O-1b visa portability – how soon can I start work for new employer after filing form I-129?
I am an ‘Alien’ currently employed in the US on an O-1B (Extraordinary Artist) visa at Company 1. Sadly, this company went bankrupt last week. I am still working there to help them out as they are nice people, but they can no longer afford to pay me.
I found a new job a day after the bankruptcy was announced at Company 2, and have prepared a new application for a new O-1B visa, using form I-129, Petition for a Non-Immigrant Worker.
This is my question. Company 2 wants me to start working for them immediately. However, visa requirements (as far as I’m aware) state that an O-1B visa must be APPROVED by USCIS and employer must be sent form i-1797A, Notice of Action (Approval) before a Worker can begin work. I checked on the USCIS site and processing time is currently set at 45 days!
What are the legal implications if I start work for company B while my visa approval is pending? Could I (for instance) work my first 1-2 months unpaid, or have my pay put on hold till my visa is approved? Could this be considered training? I need to know fast as I will lose the job if I do not start work on Monday.
I know that the H-1B has a new ‘Portability’ rule as of Oct 2000, which states that a Worker may start work for a Sponsoring Company immediately upon FILING the visa application. Does anyone know if this new ‘portability’ rule also applies to the O-1B?
Many thanks for your help!
Dont do anything without speaking to a Aila Lawyer first
September 3rd, 2010 at 11:48 pmalthough there should be no problem ..cover yourself …
Portability does NOT apply to O-1 status.
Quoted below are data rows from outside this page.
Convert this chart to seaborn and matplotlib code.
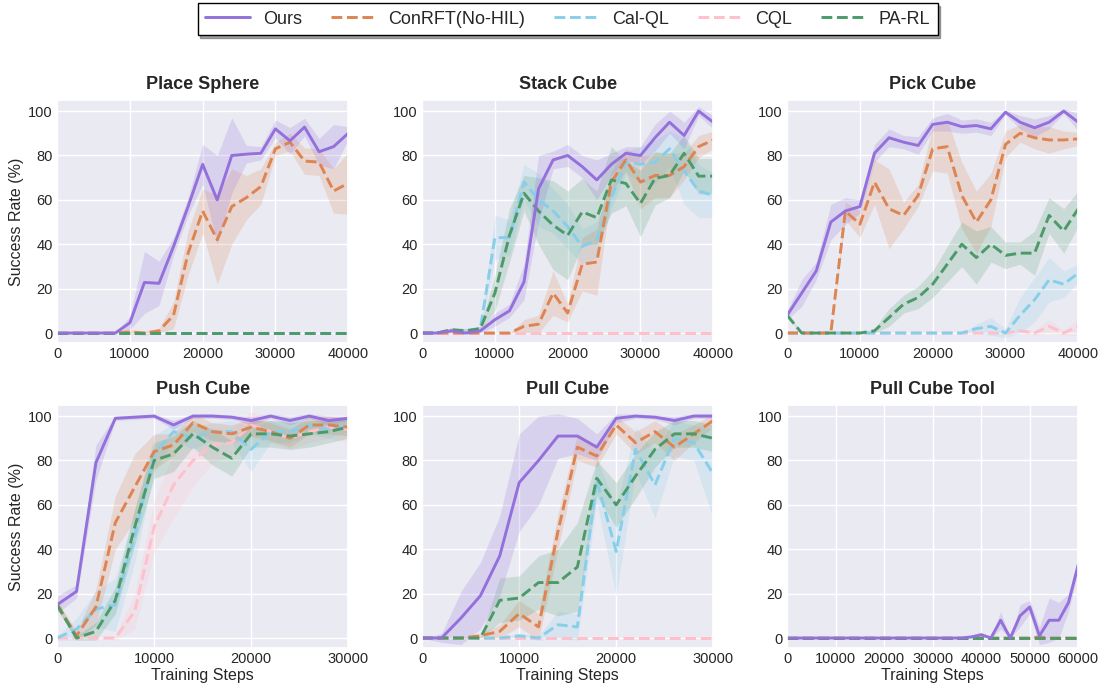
import numpy as np
import pandas as pd
import seaborn as sns
import matplotlib.pyplot as plt
from matplotlib.lines import Line2D

methods = ['Ours', 'ConRFT(No-HIL)', 'Cal-QL', 'CQL', 'PA-RL']
colors = {'Ours': '#9370DB', 'ConRFT(No-HIL)': '#DD8452', 'Cal-QL': '#87CEEB',
          'CQL': '#FFC0CB', 'PA-RL': '#4C9A6A'}

steps_40k = list(range(0, 40001, 2000))
steps_30k = list(range(0, 30001, 2000))
steps_60k = list(range(0, 60001, 2000))

# ---- Place Sphere ----
place_mean = {
    'Ours': [0, 0, 0, 0, 0, 4.6, 22.8, 22.4, 39, 57, 76, 60, 80, 80.6, 81, 92, 86.6, 92.8, 81.7, 84, 90],
    'ConRFT(No-HIL)': [0, 0, 0, 0, 0, 0.5, 0, 1, 8, 36, 55, 42, 57, 61, 66, 83, 86, 77.5, 77, 64, 67.5],
    'Cal-QL': [0] * 21,
    'CQL': [0] * 21,
    'PA-RL': [0] * 21,
}
place_std = {
    'Ours': [0, 0, 0, 0, 0, 3, 14, 10, 4, 4, 9, 20, 17, 4, 3, 4, 6, 4, 6, 10, 3],
    'ConRFT(No-HIL)': [0, 0, 0, 0, 0, 1, 1, 1, 6, 10, 10, 20, 17, 10, 8, 3, 4, 6, 6, 10, 14],
    'Cal-QL': [0] * 21,
    'CQL': [0] * 21,
    'PA-RL': [0] * 21,
}

# ---- Stack Cube ----
stack_mean = {
    'Ours': [0, 0, 1, 0, 1, 6, 10, 23, 65, 78, 80, 75, 69, 76, 81, 80, 88, 95, 89, 100, 95],
    'ConRFT(No-HIL)': [0, 0, 0, 0, 0, 0, 0, 3, 4, 18, 9, 31, 32, 68, 78, 68, 71, 71, 75, 84, 87],
    'Cal-QL': [0, 0, 1, 1, 2, 43, 43, 68, 60, 55, 48, 39, 42, 61, 77, 76, 77, 83, 73, 64, 62],
    'CQL': [0] * 21,
    'PA-RL': [0, 0, 1.5, 1, 2, 18, 44, 63, 55, 48.6, 44, 54.6, 52, 69, 67.4, 58.4, 69.7, 71, 81, 70.7, 70.7],
}
stack_std = {
    'Ours': [0, 0, 1, 0, 1, 3, 3, 8, 15, 4, 5, 5, 9, 5, 3, 4, 6, 5, 6, 2, 3],
    'ConRFT(No-HIL)': [0, 0, 0, 0, 0, 0, 0, 3, 4, 10, 4, 12, 15, 5, 5, 12, 10, 10, 6, 5, 4],
    'Cal-QL': [0, 0, 1, 1, 1, 10, 8, 8, 12, 10, 10, 8, 8, 5, 5, 8, 10, 8, 15, 12, 10],
    'CQL': [0] * 21,
    'PA-RL': [0, 0, 1, 1, 1, 8, 12, 8, 15, 20, 20, 15, 12, 15, 10, 15, 12, 10, 8, 8, 8],
}

# ---- Pick Cube ----
pick_mean = {
    'Ours': [8, 18, 28, 50, 55, 57, 81, 88, 86, 84.5, 94, 95, 93, 93.5, 92, 99.5, 95, 92.5, 95, 100, 95],
    'ConRFT(No-HIL)': [0, 0, 0, 0, 55, 49, 68, 56, 53, 62, 83, 84, 62, 50, 60, 85, 90, 88, 87, 87, 87.5],
    'Cal-QL': [0] * 13 + [2, 3, 0, 8, 15, 24, 22, 27],
    'CQL': [0] * 16 + [1, 0, 3, 0, 3],
    'PA-RL': [8, 0, 0, 0, 0, 0, 1, 7, 13, 16, 22, 31, 40, 34, 40, 35, 36, 36, 53, 46, 56],
}
pick_std = {
    'Ours': [2, 6, 4, 8, 6, 3, 4, 4, 3, 4, 3, 4, 3, 3, 3, 1, 3, 4, 3, 1, 4],
    'ConRFT(No-HIL)': [0, 0, 0, 0, 4, 6, 10, 18, 6, 5, 10, 12, 15, 14, 12, 6, 4, 5, 6, 4, 3],
    'Cal-QL': [0] * 13 + [2, 4, 2, 8, 10, 10, 6, 4],
    'CQL': [0] * 16 + [1, 1, 3, 1, 4],
    'PA-RL': [1, 0, 0, 0, 0, 0, 1, 4, 4, 5, 6, 8, 10, 12, 8, 6, 5, 10, 8, 10, 8],
}

# ---- Push Cube ----
push_mean = {
    'Ours': [15, 21, 79, 99, 99.5, 100, 96, 100, 100, 99.5, 98, 100, 98, 100, 98, 99],
    'ConRFT(No-HIL)': [15, 1, 14, 52, 68, 84, 87, 97, 93, 92, 95, 93, 90, 96, 96, 95],
    'Cal-QL': [0, 4, 13, 15, 46, 83, 93, 90, 93, 93, 85, 93, 93, 96, 94, 96],
    'CQL': [0, 0, 0, 0, 12, 50, 69, 80, 87, 88, 96, 93, 90, 93, 95, 94],
    'PA-RL': [15, 0, 3, 17, 50, 80, 83, 92, 86, 81, 92, 92, 91, 92, 93, 95],
}
push_std = {
    'Ours': [4, 3, 8, 1, 1, 1, 2, 1, 1, 1, 2, 1, 2, 1, 2, 1],
    'ConRFT(No-HIL)': [2, 2, 8, 12, 15, 8, 5, 4, 4, 4, 4, 4, 4, 4, 4, 4],
    'Cal-QL': [1, 5, 8, 12, 12, 8, 4, 5, 4, 5, 10, 5, 5, 4, 4, 3],
    'CQL': [0, 0, 0, 1, 8, 12, 15, 12, 8, 6, 6, 5, 5, 5, 5, 6],
    'PA-RL': [2, 1, 4, 6, 8, 8, 8, 6, 8, 8, 6, 6, 6, 6, 5, 5],
}

# ---- Pull Cube ----
pull_mean = {
    'Ours': [0, 0, 9, 19, 37, 70, 80, 91, 91, 86, 99, 100, 99.5, 98, 100, 100],
    'ConRFT(No-HIL)': [0, 0, 0, 1, 3, 11, 5, 48, 86, 82, 96, 88, 93, 86, 92, 98],
    'Cal-QL': [0, 0, 0, 0, 0, 1, 0, 6, 5, 71, 39, 85, 69, 90, 88, 74],
    'CQL': [0] * 16,
    'PA-RL': [0, 0, 0, 0, 17, 18, 25, 25, 32, 72, 60, 73, 85, 92, 92, 90],
}
pull_std = {
    'Ours': [0, 2, 12, 15, 18, 22, 20, 10, 8, 6, 2, 1, 1, 2, 1, 1],
    'ConRFT(No-HIL)': [0, 0, 0, 1, 3, 6, 6, 8, 6, 5, 4, 5, 5, 6, 4, 3],
    'Cal-QL': [0, 0, 0, 0, 0, 1, 1, 6, 6, 10, 20, 10, 15, 8, 8, 20],
    'CQL': [0] * 16,
    'PA-RL': [0, 0, 0, 0, 10, 10, 12, 15, 20, 8, 10, 10, 8, 6, 6, 6],
}

# ---- Pull Cube Tool ----
tool_mean = {
    'Ours': [0] * 19 + [0.5, 1.5, 0, 8, 0, 10, 14, 1, 8, 8, 16, 33],
    'ConRFT(No-HIL)': [0] * 26 + [0.5, 0, 0, 0, 0],
    'Cal-QL': [0] * 31,
    'CQL': [0] * 31,
    'PA-RL': [0] * 31,
}
tool_std = {
    'Ours': [0] * 19 + [0.5, 1, 0, 4, 0, 5, 3, 4, 10, 8, 4, 3],
    'ConRFT(No-HIL)': [0] * 26 + [1, 0, 0, 0, 0],
    'Cal-QL': [0] * 31,
    'CQL': [0] * 31,
    'PA-RL': [0] * 31,
}

panels = [
    ('Place Sphere', steps_40k, place_mean, place_std),
    ('Stack Cube', steps_40k, stack_mean, stack_std),
    ('Pick Cube', steps_40k, pick_mean, pick_std),
    ('Push Cube', steps_30k, push_mean, push_std),
    ('Pull Cube', steps_30k, pull_mean, pull_std),
    ('Pull Cube Tool', steps_60k, tool_mean, tool_std),
]

sns.set_theme(style='darkgrid')
plt.rcParams['font.family'] = ['Liberation Sans', 'DejaVu Sans']

fig, axes = plt.subplots(2, 3, figsize=(10.98, 6.85), dpi=100)
fig.subplots_adjust(left=0.052, right=0.982, top=0.854, bottom=0.054,
                    wspace=0.254, hspace=0.255)

# draw back-to-front so Ours is on top
order = ['CQL', 'Cal-QL', 'ConRFT(No-HIL)', 'PA-RL', 'Ours']

for i, (title, steps, means, stds) in enumerate(panels):
    ax = axes.flat[i]
    rows = []
    for m in methods:
        for s, v in zip(steps, means[m]):
            rows.append({'step': s, 'rate': v, 'method': m})
    df = pd.DataFrame(rows)
    for m in order:
        mu = np.array(means[m], dtype=float)
        sd = np.array(stds[m], dtype=float)
        ax.fill_between(steps, mu - sd, mu + sd, color=colors[m], alpha=0.2, linewidth=0)
    for m in order:
        sns.lineplot(data=df[df['method'] == m], x='step', y='rate', ax=ax,
                     color=colors[m], linewidth=2.1, estimator=None, errorbar=None,
                     linestyle='-' if m == 'Ours' else '--', legend=False)
    ax.set_xlim(0, steps[-1])
    ax.set_ylim(-4.5, 105)
    ax.set_yticks([0, 20, 40, 60, 80, 100])
    ax.set_xticks(list(range(0, steps[-1] + 1, 10000)))
    ax.tick_params(labelsize=10.5, length=0, pad=3)
    ax.set_title(title, fontsize=13, fontweight='bold', pad=8)
    ax.set_xlabel('Training Steps' if i >= 3 else '', fontsize=11.5, labelpad=1)
    ax.set_ylabel('Success Rate (%)' if i % 3 == 0 else '', fontsize=11.5, labelpad=3)

handles = [Line2D([0], [0], color=colors[m], linewidth=2.1,
                  linestyle='-' if m == 'Ours' else '--') for m in methods]
leg = fig.legend(handles, methods, loc='upper center', bbox_to_anchor=(0.517, 0.995),
                 ncol=5, fontsize=13, frameon=True, fancybox=False, shadow=True,
                 columnspacing=1.6, handlelength=2.5, handletextpad=0.7, borderpad=0.4,
                 borderaxespad=0)
leg.get_frame().set_edgecolor('black')
leg.get_frame().set_facecolor('white')
leg.get_frame().set_linewidth(1.0)

fig.savefig('out.png', dpi=100)
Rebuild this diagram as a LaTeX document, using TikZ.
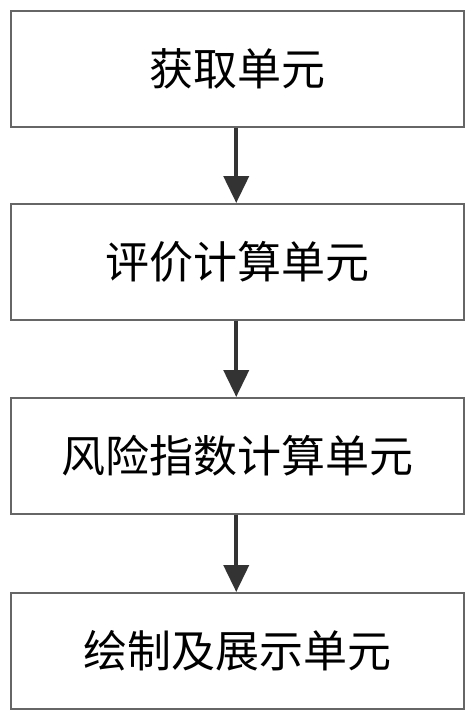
\documentclass[tikz,border=0pt]{standalone}
\usepackage{fontspec}
\newfontfamily\cjk{Noto Sans CJK SC}
\usetikzlibrary{arrows.meta}
\begin{document}
\begin{tikzpicture}[x=1pt,y=-1pt,
  unitbox/.style={draw=black!60,line width=1.5pt,minimum width=453pt,minimum height=116pt,inner sep=0pt,font=\cjk\fontsize{44}{44}\selectfont,anchor=north west},
  flowarrow/.style={draw=black!80,line width=4pt,-{Triangle[width=25pt,length=27pt]},shorten >=0pt}]
\useasboundingbox (0,0) rectangle (474,721);
\node[unitbox] (b1) at (10,10) {获取单元};
\node[unitbox] (b2) at (10,203) {评价计算单元};
\node[unitbox] (b3) at (10,397) {风险指数计算单元};
\node[unitbox] (b4) at (10,592) {绘制及展示单元};
\draw[flowarrow] ([xshift=-1pt]b1.south) -- ([xshift=-1pt]b2.north);
\draw[flowarrow] ([xshift=-1pt]b2.south) -- ([xshift=-1pt]b3.north);
\draw[flowarrow] ([xshift=-1pt]b3.south) -- ([xshift=-1pt]b4.north);
\end{tikzpicture}
\end{document}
An individual in O-1 status must wait for the subsequent employer’s O-1 petition to be approved before they can begin to work there.
There is a "portability" provision in H-1 regulations which allows an applicant who is already in H1B status to begin working at the new employer as soon as that employer receives a notice of receipt for their H1B petition from the USCIS. This means that employment can begin before the processing and approval of the petition is complete.
The legal implications for working with company B before your petition is approved would mean that you would be contributing to the illegal population, you would be subject to arrest and removal, and if you’re ordered removed, you would be inadmissible for 10-years.
Slaves worked for free, and they worked very hard contributing to the profit of the plantation owners. If you work for company B for free, you would bring new meaning to the term "cheap foreign labor." The whole idea behind immigration laws and restrictions on visas is to prevent cheap foreign labor from taking jobs away from the legal work force. Working for free would be a violation of your status.
On Monday, be as far away from company B as I am.